Yo sabía que papá hacía gala de una inteligencia exquisita, y de una ironía sabia a toda prueba. Por eso suponía que con alguna cosa me saldría para no variar su costumbre de andar enseñando siempre.
Le contesté: “Papá…yo estudié Pedagogía, Historia y Sociología…”
No me permitió continuar y de una espetó: “¿Y eso…aquí en San Sebastián con qué se comería, decíme, aquí en estos Barrios del Sur; ahí en Aguantafilo?” Antes de que yo me pusiera a balbucearle respuestas, y probablemente al mirar la cara estupefacta del profesional que choca con la primera y única realidad verdadera, al iniciar ese escabroso camino de la SABIDURÍA de carne y hueso, me pidió que escuchara con calma la historia original de su pueblo natal, y el mío también; Grecia.
“Un finquero muy rico de Grecia – dijo – mandó a su hijo mayor a estudiar a Europa; a Italia.

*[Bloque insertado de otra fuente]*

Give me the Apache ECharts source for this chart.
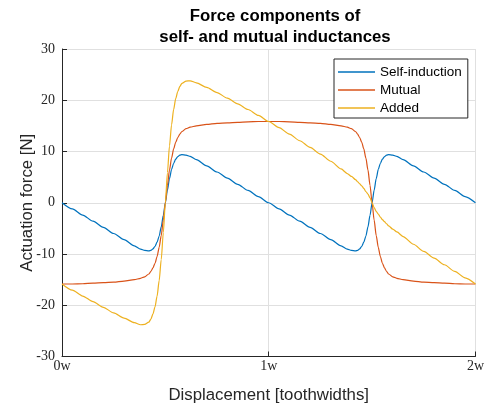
<!DOCTYPE html>
<html>
<head>
<meta charset="utf-8">
<script src="https://cdn.jsdelivr.net/npm/echarts@6/dist/echarts.min.js"></script>
<style>
html,body{margin:0;padding:0;background:#fff;}
#chart{width:487px;height:410px;}
</style>
</head>
<body>
<div id="chart"></div>
<script>
// Displacement in toothwidths
const X = [
  0,0.05,0.1,0.15,0.2,0.25,0.3,0.35,0.38,0.4,0.42,0.43,0.44,0.45,0.46,0.47,0.48,0.49,0.5,
  0.51,0.52,0.53,0.54,0.55,0.56,0.57,0.58,0.6,0.62,0.65,0.7,0.75,0.8,0.85,0.9,0.95,1.0,
  1.05,1.1,1.15,1.2,1.25,1.3,1.35,1.38,1.4,1.42,1.43,1.44,1.45,1.46,1.47,1.48,1.49,1.5,
  1.51,1.52,1.53,1.54,1.55,1.56,1.57,1.58,1.6,1.62,1.65,1.7,1.75,1.8,1.85,1.9,1.95,2.0
];
const selfInduction = [
  0,-1.2,-2.4,-3.6,-4.8,-6.0,-7.2,-8.4,-9.05,-9.3,-9.4,-9.3,-9.0,-8.5,-7.7,-6.5,-4.7,-2.45,0,
  2.45,4.7,6.5,7.7,8.5,9.0,9.3,9.4,9.3,9.05,8.4,7.2,6.0,4.8,3.6,2.4,1.2,0,
  -1.2,-2.4,-3.6,-4.8,-6.0,-7.2,-8.4,-9.05,-9.3,-9.4,-9.3,-9.0,-8.5,-7.7,-6.5,-4.7,-2.45,0,
  2.45,4.7,6.5,7.7,8.5,9.0,9.3,9.4,9.3,9.05,8.4,7.2,6.0,4.8,3.6,2.4,1.2,0
];
const mutual = [
  -15.85,-15.85,-15.8,-15.7,-15.6,-15.5,-15.3,-15.0,-14.75,-14.45,-13.9,-13.4,-12.7,-11.8,-10.5,-8.7,-6.4,-3.4,0,
  3.4,6.4,8.7,10.5,11.8,12.7,13.4,13.9,14.45,14.75,15.0,15.3,15.5,15.6,15.7,15.8,15.85,15.85,
  15.85,15.8,15.7,15.6,15.5,15.3,15.0,14.75,14.45,13.9,13.4,12.7,11.8,10.5,8.7,6.4,3.4,0,
  -3.4,-6.4,-8.7,-10.5,-11.8,-12.7,-13.4,-13.9,-14.45,-14.75,-15.0,-15.3,-15.5,-15.6,-15.7,-15.8,-15.85,-15.85
];
const added = [
  -15.85,-17.05,-18.2,-19.3,-20.4,-21.5,-22.5,-23.4,-23.8,-23.75,-23.3,-22.7,-21.7,-20.3,-18.2,-15.2,-11.1,-5.85,0,
  5.85,11.1,15.2,18.2,20.3,21.7,22.7,23.3,23.75,23.8,23.4,22.5,21.5,20.4,19.3,18.2,17.05,15.85,
  14.65,13.4,12.1,10.8,9.5,8.1,6.6,5.7,5.15,4.5,4.1,3.7,3.3,2.8,2.2,1.7,0.95,0,
  -0.95,-1.7,-2.2,-2.8,-3.3,-3.7,-4.1,-4.5,-5.15,-5.7,-6.6,-8.1,-9.5,-10.8,-12.1,-13.4,-14.65,-15.85
];
const xTickLabels = ['0w','1w','2w'];
const seriesNames = ['Self-induction','Mutual','Added'];
const seriesColors = ['#0072BD','#D95319','#EDB120'];
const seriesValues = [selfInduction, mutual, added];

const chart = echarts.init(document.getElementById('chart'), null, {renderer:'canvas'});
const axisColor = '#262626';
const gridColor = '#e0e0e0';
const sans = 'Liberation Sans, Arial, sans-serif';
const serif = 'Liberation Serif, Times New Roman, serif';
chart.setOption({
  animation: false,
  backgroundColor: '#fff',
  title: {
    text: 'Force components of\nself- and mutual inductances',
    left: 270, top: 1, textAlign: 'center',
    textStyle: {fontFamily: sans, fontSize: 16.8, fontWeight: 'bold', color: '#000', lineHeight: 21}
  },
  legend: {
    orient: 'vertical', left: 334, top: 59,
    padding: [4, 6, 1, 4],
    borderColor: axisColor, borderWidth: 1, backgroundColor: '#fff',
    icon: 'rect', itemWidth: 37, itemHeight: 1.3, itemGap: 0,
    textStyle: {fontFamily: sans, fontSize: 13.5, color: '#000', lineHeight: 18},
    data: seriesNames
  },
  grid: {left: 62, right: 10, top: 49, bottom: 53.5},
  xAxis: {
    type: 'value', min: 0, max: 2, interval: 1,
    name: 'Displacement [toothwidths]', nameLocation: 'middle', nameGap: 30,
    nameMoveOverlap: false,
    nameTextStyle: {fontFamily: sans, fontSize: 16.8, color: axisColor},
    axisLine: {onZero: false, lineStyle: {color: axisColor, width: 1}},
    axisTick: {inside: true, length: 5, lineStyle: {color: axisColor}},
    axisLabel: {formatter: v => xTickLabels[Math.round(v)], fontFamily: serif, fontSize: 14, color: axisColor, margin: 3, showMinLabel: true, showMaxLabel: true},
    splitLine: {show: true, lineStyle: {color: gridColor, width: 1}}
  },
  yAxis: {
    type: 'value', min: -30, max: 30, interval: 10,
    name: 'Actuation force [N]', nameLocation: 'middle', nameGap: 26,
    nameMoveOverlap: false,
    nameTextStyle: {fontFamily: sans, fontSize: 16.8, color: axisColor},
    axisLine: {show: true, onZero: false, lineStyle: {color: axisColor, width: 1}},
    axisTick: {show: true, inside: true, length: 5, lineStyle: {color: axisColor}},
    axisLabel: {fontFamily: serif, fontSize: 14, color: axisColor, margin: 7},
    splitLine: {show: true, lineStyle: {color: gridColor, width: 1}}
  },
  series: seriesNames.map((name, k) => ({
    name: name,
    type: 'line',
    data: X.map((x, i) => [x, seriesValues[k][i]]),
    symbol: 'none',
    smooth: 0.25,
    smoothMonotone: 'x',
    color: seriesColors[k],
    lineStyle: {width: 1.2, color: seriesColors[k]}
  }))
});
</script>
</body>
</html>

El hijo duró por aquellas tierras de arriba como diez años. A cada rato recibía cartas de su hijo pidiéndole más dinero, porque allá el estudio era muy rudo y debía comprar muchos libros. Además, la vida era muy cara y todo costaba un ojo vivo. Aquel finquero ya casi quedaba en la ruina y su hijo nada que regresaba titulado. Entonces, decidió no enviarle más nada para presionarlo a regresar; asunto que sucedió muy pronto. Estando ambos frente a frente, el viejo le pregunta al hijo: “Mijo…y usted, ¿Qué estudió durante esos diez años por allá arriba?”

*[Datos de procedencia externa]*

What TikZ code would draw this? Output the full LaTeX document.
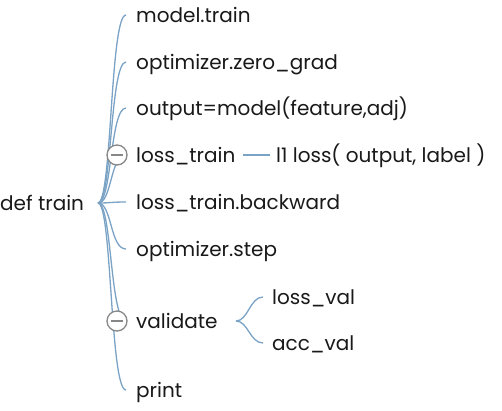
\documentclass[tikz,border=0pt]{standalone}
\usepackage{fontspec}
\setmainfont{Poppins}
\definecolor{edge}{RGB}{122,163,198}
\definecolor{ink}{RGB}{25,25,25}
\definecolor{knob}{RGB}{135,135,135}
\begin{document}
\begin{tikzpicture}[x=1pt,y=-1pt,
  lbl/.style={anchor=base west,inner sep=0pt,font=\fontsize{20}{24}\selectfont,text=ink},
  conn/.style={draw=edge,line width=1.3pt},
  knobst/.style={circle,draw=knob,fill=white,line width=1.3pt,minimum size=20pt,inner sep=0pt}]
\useasboundingbox (0,0) rectangle (502,410);
\fill[white] (0,0) rectangle (502,410);
\node[lbl] (root) at (0,210) {def train};
\coordinate (r) at (98,203);
\foreach \n/\y/\t in {a/15/model.train, b/62/optimizer.zero\_grad, c/108/output=model(feature{,}adj), d/155/loss\_train, e/202/loss\_train.backward, f/249/optimizer.step, g/321/validate, h/390/print}{
  \node[lbl] (\n) at (136,\y+7) {\t};
  \coordinate (\n e) at (126,\y);
  \draw[conn] (r) .. controls (112,203) and (110,\y) .. (\n e);
}
\node[knobst] (kd) at (117,155) {};
\draw[knob,line width=1.3pt] (kd.center)+(-6,0) -- +(6,0);
\node[knobst] (kg) at (117,321) {};
\draw[knob,line width=1.3pt] (kg.center)+(-6,0) -- +(6,0);
\node[lbl] (l1) at (276,162) {l1 loss( output, label )};
\coordinate (d1) at (243,155);
\coordinate (d2) at (270,155);
\draw[conn] (d1) -- (d2);
\node[lbl] (lv) at (272,304) {loss\_val};
\node[lbl] (av) at (272,350) {acc\_val};
\coordinate (g0) at (236,321);
\coordinate (g1) at (263,297);
\coordinate (g2) at (263,343);
\draw[conn] (g0) .. controls (248,321) and (250,297) .. (g1);
\draw[conn] (g0) .. controls (248,321) and (250,343) .. (g2);
\end{tikzpicture}
\end{document}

“Papá, dijo el hijo, yo ahora soy doctor…en Lírica…”
“Y eso mijo…aquí en Grecia para qué sirve; aquí entre cañaverales y tierras coloradas con cafetales…decíme…para qué diantres sirve la Lírica…”
“Su hijo balbuceaba y salió con esto”, continúa mi papa:
“Papá…la Lírica es una ciencia que nos enseña la mejor manera de escribir y decir las cosas, con elegancia y belleza; con profundidad. Por ejemplo: ¡Qué altas y lejanas que están las estrellas…ay pero qué bellas…ay pero qué bellas..!”

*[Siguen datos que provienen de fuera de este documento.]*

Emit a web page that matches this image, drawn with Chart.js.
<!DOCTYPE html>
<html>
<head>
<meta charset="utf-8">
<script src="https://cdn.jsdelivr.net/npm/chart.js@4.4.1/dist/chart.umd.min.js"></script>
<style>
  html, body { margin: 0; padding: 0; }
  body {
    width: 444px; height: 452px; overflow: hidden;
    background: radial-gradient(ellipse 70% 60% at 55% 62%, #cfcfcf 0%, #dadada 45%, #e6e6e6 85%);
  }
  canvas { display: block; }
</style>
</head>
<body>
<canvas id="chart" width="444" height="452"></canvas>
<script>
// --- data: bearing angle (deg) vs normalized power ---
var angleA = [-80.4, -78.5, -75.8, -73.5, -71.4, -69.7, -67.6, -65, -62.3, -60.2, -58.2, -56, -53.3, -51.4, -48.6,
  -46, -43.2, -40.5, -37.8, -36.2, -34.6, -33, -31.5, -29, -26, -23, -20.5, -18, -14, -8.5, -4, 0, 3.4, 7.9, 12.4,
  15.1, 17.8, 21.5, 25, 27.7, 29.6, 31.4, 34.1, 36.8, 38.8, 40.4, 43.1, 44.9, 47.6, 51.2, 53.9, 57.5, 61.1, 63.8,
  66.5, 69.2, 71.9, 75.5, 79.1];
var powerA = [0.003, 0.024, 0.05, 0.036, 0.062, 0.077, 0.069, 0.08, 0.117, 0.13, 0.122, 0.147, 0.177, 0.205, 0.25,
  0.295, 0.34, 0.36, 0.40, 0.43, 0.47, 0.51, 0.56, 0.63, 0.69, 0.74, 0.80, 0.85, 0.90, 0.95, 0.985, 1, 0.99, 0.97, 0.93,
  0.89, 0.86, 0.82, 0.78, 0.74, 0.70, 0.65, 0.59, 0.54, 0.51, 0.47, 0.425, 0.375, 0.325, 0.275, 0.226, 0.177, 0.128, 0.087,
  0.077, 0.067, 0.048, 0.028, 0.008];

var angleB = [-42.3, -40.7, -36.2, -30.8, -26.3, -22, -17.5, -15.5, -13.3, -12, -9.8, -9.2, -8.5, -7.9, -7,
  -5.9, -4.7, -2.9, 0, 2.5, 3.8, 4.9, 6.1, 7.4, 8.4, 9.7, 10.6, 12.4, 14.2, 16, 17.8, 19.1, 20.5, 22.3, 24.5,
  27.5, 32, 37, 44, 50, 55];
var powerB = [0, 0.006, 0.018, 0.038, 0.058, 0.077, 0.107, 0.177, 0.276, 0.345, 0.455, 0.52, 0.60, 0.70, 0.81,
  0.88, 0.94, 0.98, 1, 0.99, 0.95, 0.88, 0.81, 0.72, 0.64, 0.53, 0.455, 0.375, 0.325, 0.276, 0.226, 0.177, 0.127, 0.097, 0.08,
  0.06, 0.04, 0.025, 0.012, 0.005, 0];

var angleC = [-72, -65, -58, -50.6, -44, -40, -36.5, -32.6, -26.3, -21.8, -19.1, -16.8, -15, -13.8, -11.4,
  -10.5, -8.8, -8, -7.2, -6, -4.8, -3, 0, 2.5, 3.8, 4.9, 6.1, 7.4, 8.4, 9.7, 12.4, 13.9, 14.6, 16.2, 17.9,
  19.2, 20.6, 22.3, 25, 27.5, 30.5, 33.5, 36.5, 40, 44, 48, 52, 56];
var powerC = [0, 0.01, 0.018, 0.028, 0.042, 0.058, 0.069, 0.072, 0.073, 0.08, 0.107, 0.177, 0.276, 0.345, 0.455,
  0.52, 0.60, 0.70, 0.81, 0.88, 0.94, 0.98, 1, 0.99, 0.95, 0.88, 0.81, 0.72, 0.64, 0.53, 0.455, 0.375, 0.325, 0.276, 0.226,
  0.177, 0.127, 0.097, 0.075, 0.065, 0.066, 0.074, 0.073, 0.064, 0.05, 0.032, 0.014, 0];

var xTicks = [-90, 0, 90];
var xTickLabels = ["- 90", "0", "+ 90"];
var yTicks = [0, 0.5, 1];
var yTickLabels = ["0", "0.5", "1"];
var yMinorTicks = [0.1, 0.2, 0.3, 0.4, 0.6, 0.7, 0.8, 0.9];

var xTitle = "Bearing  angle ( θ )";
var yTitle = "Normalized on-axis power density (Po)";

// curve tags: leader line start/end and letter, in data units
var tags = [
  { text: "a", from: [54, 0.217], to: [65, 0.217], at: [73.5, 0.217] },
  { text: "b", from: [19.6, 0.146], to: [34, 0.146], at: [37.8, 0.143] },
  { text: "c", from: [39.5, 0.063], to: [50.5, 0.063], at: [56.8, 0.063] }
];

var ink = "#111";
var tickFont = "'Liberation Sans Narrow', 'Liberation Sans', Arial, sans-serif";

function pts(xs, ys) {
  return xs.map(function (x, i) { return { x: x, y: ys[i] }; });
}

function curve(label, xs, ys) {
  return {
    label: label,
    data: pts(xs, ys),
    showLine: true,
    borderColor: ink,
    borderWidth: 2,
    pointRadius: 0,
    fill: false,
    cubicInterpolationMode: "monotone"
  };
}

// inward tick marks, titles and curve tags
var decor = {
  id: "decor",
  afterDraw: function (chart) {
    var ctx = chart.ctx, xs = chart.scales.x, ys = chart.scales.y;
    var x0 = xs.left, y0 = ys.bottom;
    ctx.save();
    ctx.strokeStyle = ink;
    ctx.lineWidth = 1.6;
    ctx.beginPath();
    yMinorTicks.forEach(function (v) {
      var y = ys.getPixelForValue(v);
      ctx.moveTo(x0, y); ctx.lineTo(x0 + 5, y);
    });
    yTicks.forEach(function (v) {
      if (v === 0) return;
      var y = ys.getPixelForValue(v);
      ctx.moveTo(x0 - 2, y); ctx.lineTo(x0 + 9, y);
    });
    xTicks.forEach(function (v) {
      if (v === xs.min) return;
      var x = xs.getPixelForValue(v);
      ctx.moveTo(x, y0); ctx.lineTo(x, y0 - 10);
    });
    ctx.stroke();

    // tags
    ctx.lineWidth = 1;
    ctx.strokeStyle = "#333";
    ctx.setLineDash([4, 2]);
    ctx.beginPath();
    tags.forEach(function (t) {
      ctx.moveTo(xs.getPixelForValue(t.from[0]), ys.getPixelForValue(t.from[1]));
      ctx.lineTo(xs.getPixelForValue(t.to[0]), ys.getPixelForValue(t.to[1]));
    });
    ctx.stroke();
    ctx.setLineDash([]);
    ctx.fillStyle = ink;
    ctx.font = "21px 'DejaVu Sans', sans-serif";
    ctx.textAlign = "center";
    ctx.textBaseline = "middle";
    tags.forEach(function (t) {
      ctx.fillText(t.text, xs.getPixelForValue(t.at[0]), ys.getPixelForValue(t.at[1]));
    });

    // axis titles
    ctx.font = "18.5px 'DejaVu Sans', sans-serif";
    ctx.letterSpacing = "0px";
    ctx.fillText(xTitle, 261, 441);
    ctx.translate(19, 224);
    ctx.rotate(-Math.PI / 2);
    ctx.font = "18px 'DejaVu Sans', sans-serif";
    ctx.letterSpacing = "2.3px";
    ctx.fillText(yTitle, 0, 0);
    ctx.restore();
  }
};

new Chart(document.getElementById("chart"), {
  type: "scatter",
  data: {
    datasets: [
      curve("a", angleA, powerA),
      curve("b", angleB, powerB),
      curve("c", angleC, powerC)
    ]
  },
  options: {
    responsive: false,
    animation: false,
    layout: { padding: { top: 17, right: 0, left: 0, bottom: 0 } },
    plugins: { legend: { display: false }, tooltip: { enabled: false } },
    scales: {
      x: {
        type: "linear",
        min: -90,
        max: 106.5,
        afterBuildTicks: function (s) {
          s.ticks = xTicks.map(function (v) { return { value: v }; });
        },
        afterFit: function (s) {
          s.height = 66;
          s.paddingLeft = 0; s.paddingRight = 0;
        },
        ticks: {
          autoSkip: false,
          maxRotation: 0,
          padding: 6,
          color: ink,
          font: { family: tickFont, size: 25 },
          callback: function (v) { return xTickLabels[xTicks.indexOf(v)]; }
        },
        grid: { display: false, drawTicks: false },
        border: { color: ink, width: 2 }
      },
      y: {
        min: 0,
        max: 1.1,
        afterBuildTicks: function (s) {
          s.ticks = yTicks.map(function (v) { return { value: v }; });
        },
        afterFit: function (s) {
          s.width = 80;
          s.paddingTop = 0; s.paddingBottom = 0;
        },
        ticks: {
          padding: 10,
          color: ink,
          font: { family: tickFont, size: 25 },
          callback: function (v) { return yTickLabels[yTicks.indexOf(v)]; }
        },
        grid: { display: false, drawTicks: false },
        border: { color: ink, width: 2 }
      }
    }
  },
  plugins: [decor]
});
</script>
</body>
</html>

Aquel finquero casi al borde de la ruina, lo miró fijamente y le dijo con firmeza: “Hijo mío…si de tus estudios este es el fruto…¡ay pero qué bruto…ay pero qué bruto!”
Moraleja: Si un filósofo o filósofa dice que lo es, por escribir contra el PAC en la página quince de la NAZI, mejor enviemos a nuestros retoños a estudiar LÍRICA allá “arriba”; aunque nos dejen al borde de la ruina monetaria.